How does temperature affect chord length measurements in physical objects?
Temperature changes can cause materials to expand or contract, potentially altering measured chord lengths. This is particularly important in precision engineering:
- Metals typically expand with heat (positive thermal expansion coefficient)
- The expansion is usually linear with temperature change
- For circular objects, both the radius and chord lengths will increase with temperature
- Common materials have different expansion rates (e.g., aluminum expands about twice as much as steel for the same temperature change)
For critical applications, measurements should be taken at the operating temperature or adjusted using the material’s thermal expansion coefficient.

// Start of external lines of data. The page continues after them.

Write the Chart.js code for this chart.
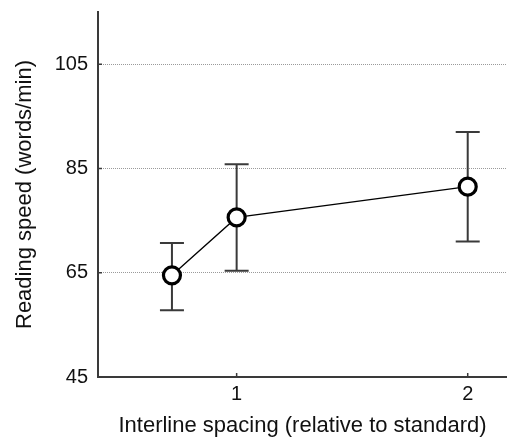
<!DOCTYPE html>
<html>
<head>
<meta charset="utf-8">
<script src="https://cdn.jsdelivr.net/npm/chart.js@4"></script>
<style>
  html, body { margin: 0; padding: 0; background: #fff; }
  #wrap { width: 507px; height: 439px; }
</style>
</head>
<body>
<div id="wrap"><canvas id="speedChart"></canvas></div>
<script>
// values
const spacing = [0.72, 1, 2];
const speed = [64.5, 75.6, 81.5];
const errLow = [57.8, 65.4, 71];
const errHigh = [70.7, 85.8, 92];
const xTicks = [1, 2];
const yTicks = [45, 65, 85, 105];

const FONT = "'Liberation Sans', Arial, Helvetica, sans-serif";

// error bars under the markers
const errorBars = {
    id: 'errorBars',
    beforeDatasetsDraw(chart) {
        const ctx = chart.ctx;
        const xs = chart.scales.x, ys = chart.scales.y;
        ctx.save();
        ctx.strokeStyle = '#3a3a3a';
        ctx.lineWidth = 2;
        for (let i = 0; i < spacing.length; i++) {
            const px = xs.getPixelForValue(spacing[i]);
            const lo = ys.getPixelForValue(errLow[i]);
            const hi = ys.getPixelForValue(errHigh[i]);
            ctx.beginPath();
            ctx.moveTo(px, lo); ctx.lineTo(px, hi);
            ctx.moveTo(px - 12, lo); ctx.lineTo(px + 12, lo);
            ctx.moveTo(px - 12, hi); ctx.lineTo(px + 12, hi);
            ctx.stroke();
        }
        ctx.restore();
    }
};

// short ticks pointing into the plot
const innerTicks = {
    id: 'innerTicks',
    afterDraw(chart) {
        const ctx = chart.ctx;
        const xs = chart.scales.x, ys = chart.scales.y;
        const area = chart.chartArea;
        ctx.save();
        ctx.strokeStyle = '#3a3a3a';
        ctx.lineWidth = 1.5;
        ctx.beginPath();
        xTicks.forEach(v => {
            const px = xs.getPixelForValue(v);
            ctx.moveTo(px, area.bottom); ctx.lineTo(px, area.bottom - 4);
        });
        yTicks.forEach(v => {
            const py = ys.getPixelForValue(v);
            ctx.moveTo(area.left, py); ctx.lineTo(area.left + 4, py);
        });
        ctx.stroke();
        ctx.restore();
    }
};

const ctx = document.getElementById('speedChart').getContext('2d');
new Chart(ctx, {
    type: 'line',
    data: {
        datasets: [{
            data: spacing.map((x, i) => ({ x: x, y: speed[i] })),
            borderColor: '#000',
            borderWidth: 1.3,
            pointRadius: 8.5,
            pointHoverRadius: 8.5,
            pointBorderWidth: 3.2,
            pointBackgroundColor: '#fff',
            pointBorderColor: '#000',
            tension: 0
        }]
    },
    options: {
        responsive: true,
        maintainAspectRatio: false,
        animation: false,
        layout: { autoPadding: false, padding: { top: 12, right: 0, bottom: 0, left: 0 } },
        plugins: {
            legend: { display: false },
            tooltip: { enabled: false }
        },
        scales: {
            x: {
                type: 'linear',
                min: 0.4,
                max: 2.17,
                afterBuildTicks: s => { s.ticks = xTicks.map(v => ({ value: v })); },
                afterFit: s => { s.height = 62; s.paddingLeft = 0; s.paddingRight = 0; },
                grid: { display: true, drawOnChartArea: false, drawTicks: false },
                border: { display: true, color: '#3a3a3a', width: 2 },
                ticks: {
                    padding: 5,
                    color: '#111',
                    font: { family: FONT, size: 20 },
                    maxRotation: 0
                },
                title: {
                    display: true,
                    text: 'Interline spacing (relative to standard)',
                    color: '#111',
                    font: { family: FONT, size: 22 },
                    padding: { top: 0, bottom: 0 }
                }
            },
            y: {
                min: 45,
                max: 115,
                afterBuildTicks: s => { s.ticks = yTicks.map(v => ({ value: v })); },
                afterFit: s => { s.width = 98; s.paddingTop = 0; s.paddingBottom = 0; },
                grid: {
                    drawTicks: false,
                    color: c => (c.tick && c.tick.value === 45) ? 'rgba(0,0,0,0)' : '#9a9a9a',
                    lineWidth: 1
                },
                border: { display: true, color: '#3a3a3a', width: 2, dash: [1, 1] },
                ticks: {
                    padding: 10,
                    color: '#111',
                    font: { family: FONT, size: 20 }
                },
                title: {
                    display: true,
                    text: 'Reading speed (words/min)',
                    color: '#111',
                    font: { family: FONT, size: 22 },
                    padding: { top: 12, bottom: 0 }
                }
            }
        }
    },
    plugins: [errorBars, innerTicks]
});
</script>
</body>
</html>
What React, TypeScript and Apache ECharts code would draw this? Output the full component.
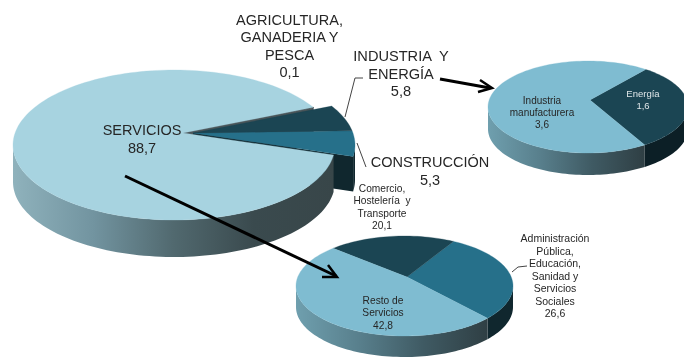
import React, { useEffect, useRef } from "react";
import * as echarts from "echarts";

// ---------- data ----------
const mainNames = ["CONSTRUCCIÓN", "INDUSTRIA  Y\nENERGÍA", "AGRICULTURA,\nGANADERIA Y\nPESCA", "SERVICIOS"];
const mainValues = [5.3, 5.8, 0.1, 88.7];
const industryNames = ["Energía", "Industria\nmanufacturera"];
const industryValues = [1.6, 3.6];
const serviceNames = ["Administración\nPública,\nEducación,\nSanidad y\nServicios\nSociales", "Comercio,\nHostelería  y\nTransporte", "Resto de\nServicios"];
const serviceValues = [26.6, 20.1, 42.8];

const fmt = (v: number) => v.toFixed(1).replace(".", ",");
const FONT = '"Liberation Sans", Arial, sans-serif';

type Geo = { ax: number; ay: number; cx: number; cy: number; rx: number; ry: number; d: number };
type Look = { top: string; wall: any; cut?: string; cutBehind?: boolean; stroke?: string };

const grad = (stops: string[]) =>
  new echarts.graphic.LinearGradient(0, 0, 1, 0, stops.map((color, i) => ({ offset: i / (stops.length - 1), color })));

function edge(g: Geo, deg: number) {
  const t = (deg * Math.PI) / 180;
  const dx = Math.cos(t);
  const dy = -Math.sin(t);
  const ox = (g.ax - g.cx) / g.rx;
  const oy = (g.ay - g.cy) / g.ry;
  const b = ox * dx + oy * dy;
  const c = ox * ox + oy * oy - 1;
  const s = -b + Math.sqrt(b * b - c);
  const nx = ox + s * dx;
  const ny = oy + s * dy;
  return (Math.atan2(-ny, nx) * 180) / Math.PI;
}
function pt(g: Geo, phi: number, dy = 0) {
  const p = (phi * Math.PI) / 180;
  return [g.cx + g.rx * Math.cos(p), g.cy - g.ry * Math.sin(p) + dy];
}
function arc(g: Geo, a: number, b: number, dy = 0) {
  const pts: number[][] = [];
  const n = Math.max(2, Math.ceil(Math.abs(b - a) / 2));
  for (let i = 0; i <= n; i++) pts.push(pt(g, a + ((b - a) * i) / n, dy));
  return pts;
}

function pieRender(values: number[], startDeg: number, geoOf: (i: number) => Geo, lookOf: (i: number) => Look) {
  const total = values.reduce((a, b) => a + b, 0);
  return (params: any) => {
    const i = params.dataIndex;
    const before = values.slice(0, i).reduce((a, b) => a + b, 0);
    const t0 = startDeg + (before / total) * 360;
    const t1 = t0 + (values[i] / total) * 360;
    const g = geoOf(i);
    const look = lookOf(i);
    let p0 = edge(g, t0);
    let p1 = edge(g, t1);
    while (p1 <= p0) p1 += 360;
    const children: any[] = [];
    if (look.cut) {
      const e = pt(g, p0);
      children.push({
        type: "polygon",
        z2: look.cutBehind ? -1 : 0,
        shape: { points: [[g.ax, g.ay], e, [e[0], e[1] + g.d], [g.ax, g.ay + g.d]] },
        style: { fill: look.cut },
      });
    }
    for (const [lo, hi] of [[-180, 0], [180, 360], [540, 720]]) {
      const a = Math.max(p0, lo);
      const b = Math.min(p1, hi);
      if (b > a) {
        children.push({
          type: "polygon",
          shape: { points: [...arc(g, a, b), ...arc(g, b, a, g.d)] },
          style: { fill: look.wall },
        });
      }
    }
    children.push({
      type: "polygon",
      shape: { points: [[g.ax, g.ay], ...arc(g, p0, p1)] },
      style: { fill: look.top, stroke: look.stroke ?? look.top, lineWidth: look.stroke ? 1 : 0.3 },
    });
    return { type: "group", children };
  };
}

const mainRest: Geo = { ax: 183, ay: 133, cx: 174, cy: 145, rx: 161, ry: 75, d: 37 };
const mainOut: Geo = { ax: 193, ay: 133, cx: 194, cy: 145, rx: 161, ry: 75, d: 35 };
const indGeo: Geo = { ax: 590, ay: 100, cx: 588, cy: 107, rx: 100, ry: 46, d: 22 };
const svcGeo: Geo = { ax: 407, ay: 277, cx: 404.5, cy: 286, rx: 108.5, ry: 50, d: 21 };

const DARK = "#1b4553";
const MID = "#26708a";
const LIGHT = "#a7d3e0";
const SKY = "#7fbcd1";
const DEEP = "#10272e";

const mainLook: Look[] = [
  { top: MID, wall: DEEP, cut: DEEP },
  { top: DARK, wall: DEEP },
  { top: "#4a5559", wall: "#4a5559", stroke: "#4a5559", cut: "#4a5559", cutBehind: true },
  { top: LIGHT, wall: grad(["#8fb2bc", "#7294a0", "#51696f", "#3a4a4e", "#384649"]) },
];
const indLook: Look[] = [
  { top: DARK, wall: "#0c1f26" },
  { top: SKY, wall: grad(["#6f9fae", "#587f8c", "#3f5a63", "#2f3f44"]) },
];
const svcLook: Look[] = [
  { top: MID, wall: "#10272e" },
  { top: DARK, wall: DEEP },
  { top: SKY, wall: grad(["#6f9fae", "#587f8c", "#3f5a63", "#2f3f44"]) },
];

function pieSeries(values: number[], start: number, geoOf: (i: number) => Geo, looks: Look[]) {
  return {
    type: "custom",
    coordinateSystem: "none",
    silent: true,
    data: values.map((v) => [v]),
    renderItem: pieRender(values, start, geoOf, (i) => looks[i]),
  };
}

function label(text: string, x: number, y: number, size: number, lh: number, fill = "#262626") {
  return {
    type: "text",
    x,
    y: y - lh / 2,
    z: 10,
    style: { text, fontFamily: FONT, fontSize: size, lineHeight: lh, fill, align: "center", verticalAlign: "top" },
  };
}
function line(points: number[][], lineWidth: number, stroke: string) {
  return { type: "polyline", z: 9, shape: { points }, style: { stroke, lineWidth, fill: "none" } };
}

export default function App() {
  const ref = useRef<HTMLDivElement>(null);
  useEffect(() => {
    document.body.style.margin = "0";
    const chart = echarts.init(ref.current!, undefined, { renderer: "svg" });
    chart.setOption({
      animation: false,
      backgroundColor: "#ffffff",
      series: [
        pieSeries(mainValues, -17.4, (i) => (i < 2 ? mainOut : mainRest), mainLook),
        pieSeries(industryValues, -60.7, () => indGeo, indLook),
        pieSeries(serviceValues, -48, () => svcGeo, svcLook),
      ],
      graphic: [
        label(`${mainNames[2]}\n${fmt(mainValues[2])}`, 289.5, 20, 14.5, 17.3),
        label(`${mainNames[1]}\n${fmt(mainValues[1])}`, 401, 56, 14.6, 17.5),
        label(`${mainNames[0]}\n${fmt(mainValues[0])}`, 430, 162, 14.5, 17.5),
        label(`${mainNames[3]}\n${fmt(mainValues[3])}`, 142, 130, 14.5, 18),
        label(`${serviceNames[1]}\n${fmt(serviceValues[1])}`, 382, 188, 10.2, 12.5),
        label(`${serviceNames[0]}\n${fmt(serviceValues[0])}`, 555, 238, 10.5, 12.5),
        label(`${serviceNames[2]}\n${fmt(serviceValues[2])}`, 383, 300, 10.2, 12.5),
        label(`${industryNames[1]}\n${fmt(industryValues[1])}`, 542, 101, 10, 11.6),
        label(`${industryNames[0]}\n${fmt(industryValues[0])}`, 643, 94, 9.5, 11.6, "#dfe6e8"),
        line([[345, 117], [355, 78], [363, 78]], 1, "#444444"),
        line([[357, 143], [366, 167]], 1, "#444444"),
        line([[512, 272], [518, 267], [527, 266]], 1, "#444444"),
        line([[440, 79], [490, 88]], 3, "#000000"),
        line([[480, 80], [492, 88], [478, 92]], 2.5, "#000000"),
        line([[125, 176], [336, 276]], 3, "#000000"),
        line([[328, 265], [337, 277], [322, 277]], 2.5, "#000000"),
      ],
    });
    return () => chart.dispose();
  }, []);
  return <div ref={ref} style={{ width: 684, height: 358, filter: "blur(0.5px)" }} />;
}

Are there any mathematical limits or special cases for chord length calculations?
Several special cases and limits exist:
- When θ approaches 0°, the chord length approaches 0 (limit: c ≈ r×θ for small angles in radians)
- At θ = 180°, the chord length equals the diameter (2r)
- For θ > 180°, the chord length decreases symmetrically (same as for 360°-θ)
- At θ = 360°, the “chord” becomes a point (length = 0)
- The maximum chord length for any circle is its diameter
These properties are useful for verifying calculations and understanding the behavior at extreme values.
How can I verify my chord length calculations manually?
You can verify calculations using these alternative methods:
- Coordinate geometry: Place the circle centered at the origin, calculate the coordinates of the chord endpoints using polar coordinates, then use the distance formula between the points.
- Law of cosines: Treat the chord as the base of an isosceles triangle with sides equal to the radius and included angle θ, then solve for the base.
- Trig identity: Use the identity c = 2r sin(θ/2) and calculate manually with a scientific calculator.
- Graphical method: Draw the circle to scale, measure the chord length directly from the diagram, and compare with your calculation.
- Unit circle: For angles, you can use the unit circle properties to verify the sine values used in the calculation.
Using multiple methods provides confidence in your results, especially for critical applications.